Information supplied:

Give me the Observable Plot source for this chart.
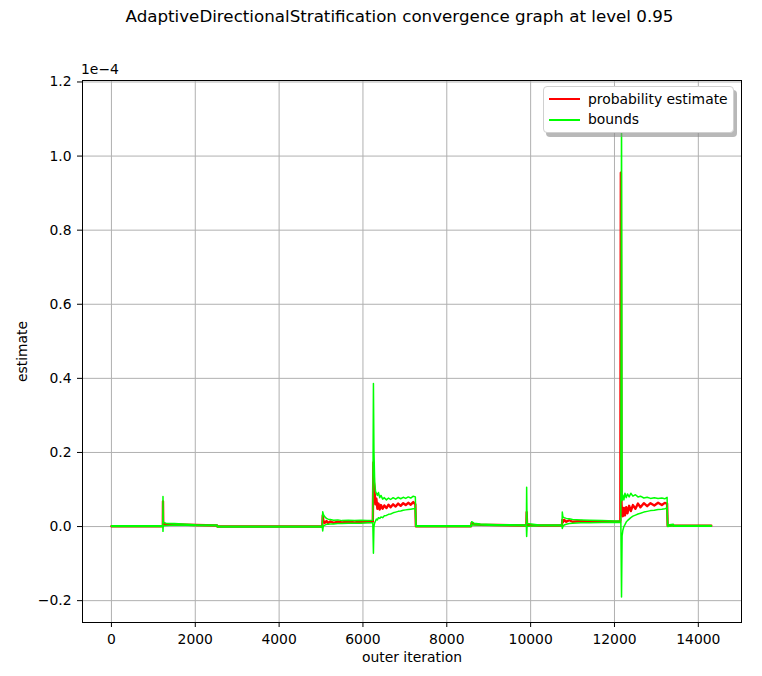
<!DOCTYPE html>
<html>
<head>
<meta charset="utf-8">
<script src="https://cdn.jsdelivr.net/npm/d3@7"></script>
<script src="https://cdn.jsdelivr.net/npm/@observablehq/plot@0.6"></script>
<style>
  html, body { margin: 0; padding: 0; background: #fff; }
  body { width: 762px; height: 676px; position: relative; overflow: hidden; font-family: "DejaVu Sans", sans-serif; }
  #title { position: absolute; left: 0; top: 0; width: 799px; height: 32px; line-height: 32px; text-align: center; font-size: 16.7px; color: #000; }
  #chart { position: absolute; left: 0; top: 32px; }
  #offset { position: absolute; left: 81px; top: 61px; font-size: 13.9px; color: #000; }
  #legend-shadow { position: absolute; left: 546px; top: 90px; width: 191px; height: 47px; background: #888; opacity: 0.6; border-radius: 4px; }
  #legend { position: absolute; left: 543px; top: 86px; width: 189px; height: 45px; background: #fff; border: 1px solid #d0d0d0; border-radius: 4px; font-size: 13.9px; }
  .lg-row { position: absolute; left: 0; height: 20px; line-height: 20px; }
  .lg-line { position: absolute; left: 5px; width: 31px; }
  .lg-text { position: absolute; left: 44px; white-space: nowrap; }
</style>
</head>
<body>
<div id="title">AdaptiveDirectionalStratification convergence graph at level 0.95</div>
<div id="chart"></div>
<div id="offset">1e−4</div>
<div id="legend-shadow"></div>
<div id="legend">
  <div class="lg-row" style="top:2px"><div class="lg-line" style="top:9px;height:2px;background:#ff0000"></div><div class="lg-text">probability estimate</div></div>
  <div class="lg-row" style="top:22px"><div class="lg-line" style="top:10px;height:1.5px;background:#00ff00"></div><div class="lg-text">bounds</div></div>
</div>
<script>
// values in units of 1e-4
const iteration = [0,600,1226,1230,1236,1300,1500,2000,2520,2526,4000,5030,5040,5055,5090,5130,5170,5220,5300,5400,5500,5650,5800,5950,6100,6235,6250,6262,6280,6300,6320,6345,6370,6400,6430,6470,6510,6560,6610,6660,6720,6780,6840,6900,6960,7020,7080,7140,7200,7250,7262,8000,8580,8592,8650,8800,9200,9898,9905,9915,10200,10748,10755,10770,10800,10850,10920,11000,11200,11400,11700,12000,12140,12152,12168,12182,12200,12225,12250,12280,12310,12350,12390,12440,12500,12560,12620,12700,12780,12860,12950,13040,13130,13200,13255,13268,13400,13420,14000,14310];
const estimate = [0.001,0.001,0.001,0.068,0.007,0.006,0.006,0.004,0.003,0.000,0.000,0.000,0.030,0.016,0.010,0.015,0.009,0.014,0.010,0.013,0.011,0.013,0.011,0.013,0.012,0.013,0.173,0.120,0.090,0.060,0.075,0.048,0.062,0.046,0.058,0.048,0.057,0.050,0.059,0.052,0.060,0.054,0.062,0.056,0.063,0.058,0.064,0.059,0.066,0.060,0.001,0.001,0.001,0.010,0.006,0.005,0.004,0.003,0.039,0.004,0.003,0.003,0.018,0.012,0.018,0.013,0.017,0.013,0.015,0.013,0.014,0.013,0.013,0.955,0.060,0.040,0.028,0.050,0.030,0.052,0.036,0.056,0.042,0.058,0.048,0.062,0.052,0.063,0.055,0.063,0.057,0.064,0.058,0.064,0.062,0.002,0.004,0.002,0.002,0.002];
const lowerBound = [0.000,0.000,0.000,-0.013,0.002,0.003,0.004,0.003,0.002,-0.001,-0.001,-0.001,-0.012,0.002,0.004,0.006,0.006,0.007,0.007,0.008,0.008,0.009,0.009,0.009,0.010,0.010,-0.072,0.000,0.010,0.015,0.020,0.018,0.024,0.022,0.026,0.024,0.029,0.030,0.033,0.034,0.037,0.039,0.041,0.042,0.044,0.045,0.046,0.047,0.048,0.048,0.000,0.000,0.000,0.005,0.004,0.004,0.003,0.002,-0.027,0.001,0.002,0.002,-0.005,0.000,0.004,0.006,0.008,0.009,0.010,0.010,0.011,0.011,0.011,0.011,-0.190,-0.025,-0.010,0.000,0.005,0.012,0.016,0.020,0.024,0.028,0.031,0.034,0.036,0.039,0.041,0.043,0.044,0.046,0.047,0.048,0.050,0.000,0.002,0.001,0.001,0.001];
const upperBound = [0.002,0.002,0.002,0.081,0.012,0.009,0.008,0.005,0.004,0.001,0.001,0.001,0.040,0.033,0.026,0.022,0.020,0.019,0.017,0.018,0.016,0.017,0.016,0.017,0.016,0.017,0.386,0.205,0.120,0.095,0.090,0.084,0.092,0.078,0.084,0.074,0.078,0.072,0.077,0.073,0.078,0.074,0.079,0.075,0.079,0.076,0.080,0.077,0.082,0.080,0.002,0.002,0.002,0.013,0.009,0.007,0.005,0.004,0.106,0.008,0.004,0.004,0.039,0.026,0.024,0.022,0.021,0.019,0.018,0.017,0.016,0.015,0.015,0.015,1.135,0.070,0.085,0.072,0.090,0.078,0.088,0.080,0.090,0.082,0.086,0.080,0.082,0.077,0.079,0.076,0.078,0.076,0.077,0.075,0.079,0.004,0.006,0.003,0.003,0.003];
const xTicks = [0,2000,4000,6000,8000,10000,12000,14000];
const yTicks = [-0.2,0.0,0.2,0.4,0.6,0.8,1.0,1.2];

const rows = iteration.map((it, i) => ({it, est: estimate[i], lo: lowerBound[i], hi: upperBound[i]}));

const chart = Plot.plot({
  width: 762,
  height: 644,
  marginLeft: 82,
  marginRight: 21,
  marginTop: 48,
  marginBottom: 54,
  style: {fontFamily: "DejaVu Sans, sans-serif", fontSize: "13.9px", color: "#000", background: "#fff"},
  x: {domain: [-690, 15030]},
  y: {domain: [-0.259, 1.204]},
  marks: [
    Plot.gridX(xTicks, {stroke: "#b0b0b0", strokeOpacity: 1, strokeWidth: 1}),
    Plot.gridY(yTicks, {stroke: "#b0b0b0", strokeOpacity: 1, strokeWidth: 1}),
    Plot.line(rows, {x: "it", y: "est", stroke: "#ff0000", strokeWidth: 2.4, clip: true}),
    Plot.line(rows, {x: "it", y: "lo", stroke: "#00ff00", strokeWidth: 1.5, clip: true}),
    Plot.line(rows, {x: "it", y: "hi", stroke: "#00ff00", strokeWidth: 1.5, clip: true}),
    Plot.frame({stroke: "#000", strokeWidth: 1}),
    Plot.axisX({ticks: xTicks, tickFormat: d3.format("d"), tickSize: 5, tickPadding: 7, stroke: "#000", label: "outer iteration", labelAnchor: "center", labelArrow: "none", labelOffset: 39}),
    Plot.axisY({ticks: yTicks, tickFormat: d3.format(".1f"), tickSize: 5, tickPadding: 6, stroke: "#000", label: "estimate", labelAnchor: "center", labelArrow: "none", labelOffset: 65})
  ]
});
document.getElementById("chart").appendChild(chart);
</script>
</body>
</html>
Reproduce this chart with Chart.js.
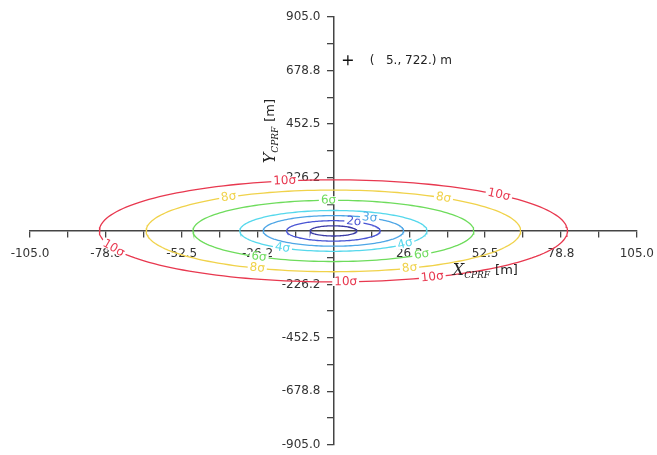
<!DOCTYPE html>
<html>
<head>
<meta charset="utf-8">
<script src="https://cdn.jsdelivr.net/npm/chart.js@4.4.1/dist/chart.umd.min.js"></script>
<style>
  body { margin: 0; background: #fff; }
  #wrap { width: 657px; height: 455px; position: relative; }
</style>
</head>
<body>
<div id="wrap"><canvas id="chart"></canvas></div>
<script>
// error ellipse data (metres)
const sigmaLevels = [1, 2, 3, 4, 6, 8, 10];
const sigmaX = 8.1;
const sigmaY = 21.6;
// where each contour carries its label, parametric angle in degrees
const labelAngles = [[], [64], [59], [237, 320], [92, 238, 309], [124, 54, 246, 294], [102, 45, 200, 273, 295]];

const marker = { x: 5, y: 722 };
const markerText = '(   5., 722.) m';

const xTickValues = [-105, -78.75, -52.5, -26.25, 26.25, 52.5, 78.75, 105];
const xTickLabels = ['-105.0', '-78.8', '-52.5', '-26.2', '26.2', '52.5', '78.8', '105.0'];
const yTickValues = [-905, -678.75, -452.5, -226.25, 226.25, 452.5, 678.75, 905];
const yTickLabels = ['-905.0', '-678.8', '-452.5', '-226.2', '226.2', '452.5', '678.8', '905.0'];

const levelColors = ['#3b3ba6', '#4a55d4', '#4ea6e6', '#55d8ec', '#6edc5c', '#f0d24a', '#e8384f'];

function ellipse(k) {
    const pts = [];
    for (let i = 0; i <= 180; i++) {
        const t = i / 180 * 2 * Math.PI;
        pts.push({ x: k * sigmaX * Math.cos(t), y: k * sigmaY * Math.sin(t) });
    }
    return pts;
}

function labelFor(v, values, labels) {
    const i = values.findIndex(a => Math.abs(a - v) < 1e-6);
    return i >= 0 ? labels[i] : '';
}

const datasets = sigmaLevels.map((k, i) => ({
    data: ellipse(k),
    showLine: true,
    borderColor: levelColors[i],
    borderWidth: 1.3,
    pointRadius: 0,
    tension: 0
}));
datasets.push({
    data: [marker],
    pointStyle: 'cross',
    pointRadius: 5,
    borderColor: '#111',
    borderWidth: 1.3
});

// contour labels, with a small gap cut into the line
const sigmaLabels = {
    id: 'sigmaLabels',
    afterDatasetsDraw(chart) {
        const { ctx, scales: { x, y } } = chart;
        ctx.save();
        ctx.font = '12px "DejaVu Sans"';
        ctx.textAlign = 'center';
        ctx.textBaseline = 'middle';
        sigmaLevels.forEach((k, i) => {
            labelAngles[i].forEach(deg => {
                const t = deg * Math.PI / 180;
                const px = x.getPixelForValue(k * sigmaX * Math.cos(t));
                const py = y.getPixelForValue(k * sigmaY * Math.sin(t));
                const tx = x.getPixelForValue(-k * sigmaX * Math.sin(t)) - x.getPixelForValue(0);
                const ty = y.getPixelForValue(k * sigmaY * Math.cos(t)) - y.getPixelForValue(0);
                let a = Math.atan2(ty, tx);
                if (a > Math.PI / 2) a -= Math.PI;
                if (a < -Math.PI / 2) a += Math.PI;
                const txt = k + 'σ';
                const w = ctx.measureText(txt).width;
                ctx.save();
                ctx.translate(px, py);
                ctx.rotate(a);
                ctx.fillStyle = '#fff';
                ctx.fillRect(-w / 2 - 2, -4, w + 4, 8);
                ctx.fillStyle = levelColors[i];
                ctx.fillText(txt, 0, 0);
                ctx.restore();
            });
        });
        ctx.restore();
    }
};

// axes placed at 0 draw their labels tight to the line; push them off it
const labelShift = { x: [0, 7], y: [-13, 0] };
const axisLabelGap = {
    id: 'axisLabelGap',
    beforeDraw(chart) {
        Object.keys(labelShift).forEach(id => {
            const s = chart.scales[id];
            if (s._gapPatched) return;
            const orig = s.drawLabels;
            const [dx, dy] = labelShift[id];
            s.drawLabels = function (area) {
                this.ctx.save();
                this.ctx.translate(dx, dy);
                orig.call(this, area);
                this.ctx.restore();
            };
            s._gapPatched = true;
        });
    }
};

function drawParts(ctx, parts, x0, y0, rot) {
    ctx.save();
    ctx.translate(x0, y0);
    ctx.rotate(rot);
    ctx.textBaseline = 'alphabetic';
    ctx.textAlign = 'left';
    let cx = 0;
    parts.forEach(p => {
        ctx.font = p.font;
        ctx.fillText(p.text, cx, p.dy);
        cx += ctx.measureText(p.text).width + p.gap;
    });
    ctx.restore();
}

// axis titles and the marker note
const notes = {
    id: 'notes',
    afterDraw(chart) {
        const { ctx, scales: { x, y } } = chart;
        ctx.save();
        ctx.fillStyle = '#222';
        ctx.font = '12px "DejaVu Sans"';
        ctx.textBaseline = 'middle';
        ctx.fillText(markerText, x.getPixelForValue(marker.x) + 22, y.getPixelForValue(marker.y) + 1);

        const serif = 'italic 16px "DejaVu Serif"';
        const sub = 'italic 9px "DejaVu Serif"';
        const unit = '13px "DejaVu Sans"';
        const parts = [
            { text: 'X', font: serif, dy: 0, gap: 0 },
            { text: 'CPRF', font: sub, dy: 3, gap: 5 },
            { text: '[m]', font: unit, dy: -1, gap: 0 }
        ];
        drawParts(ctx, parts, x.getPixelForValue(41.3), y.getPixelForValue(0) + 44, 0);
        const partsY = [
            { text: 'Y', font: serif, dy: 0, gap: 0 },
            { text: 'CPRF', font: sub, dy: 3, gap: 5 },
            { text: '[m]', font: unit, dy: -1, gap: 0 }
        ];
        drawParts(ctx, partsY, x.getPixelForValue(0) - 58, y.getPixelForValue(286), -Math.PI / 2);
        ctx.restore();
    }
};

const tickFont = { family: 'DejaVu Sans', size: 12 };

new Chart(document.querySelector('#chart'), {
    type: 'scatter',
    data: { datasets },
    options: {
        responsive: true,
        maintainAspectRatio: false,
        animation: false,
        layout: { padding: { left: 30, right: 20, top: 17, bottom: 10 } },
        plugins: { legend: { display: false }, tooltip: { enabled: false } },
        scales: {
            x: {
                type: 'linear',
                min: -105,
                max: 105,
                position: { y: 0 },
                z: 1,
                ticks: {
                    stepSize: 13.125,
                    autoSkip: false,
                    maxRotation: 0,
                    padding: 3,
                    color: '#333',
                    font: tickFont,
                    callback: v => labelFor(v, xTickValues, xTickLabels)
                },
                grid: { drawOnChartArea: false, tickLength: 6, color: '#444', lineWidth: 1.3 },
                border: { color: '#444', width: 1.5 }
            },
            y: {
                type: 'linear',
                min: -905,
                max: 905,
                position: { x: 0 },
                z: 1,
                ticks: {
                    stepSize: 113.125,
                    autoSkip: false,
                    padding: 3,
                    color: '#333',
                    font: tickFont,
                    callback: v => labelFor(v, yTickValues, yTickLabels)
                },
                grid: { drawOnChartArea: false, tickLength: 6, color: '#444', lineWidth: 1.3 },
                border: { color: '#444', width: 1.5 }
            }
        }
    },
    plugins: [sigmaLabels, axisLabelGap, notes]
});
</script>
</body>
</html>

Task requirements: Give every line of the material that includes the string "with".

Result of the exercise:
Reproduce this chart with Chart.js.
// contour labels, with a small gap cut into the line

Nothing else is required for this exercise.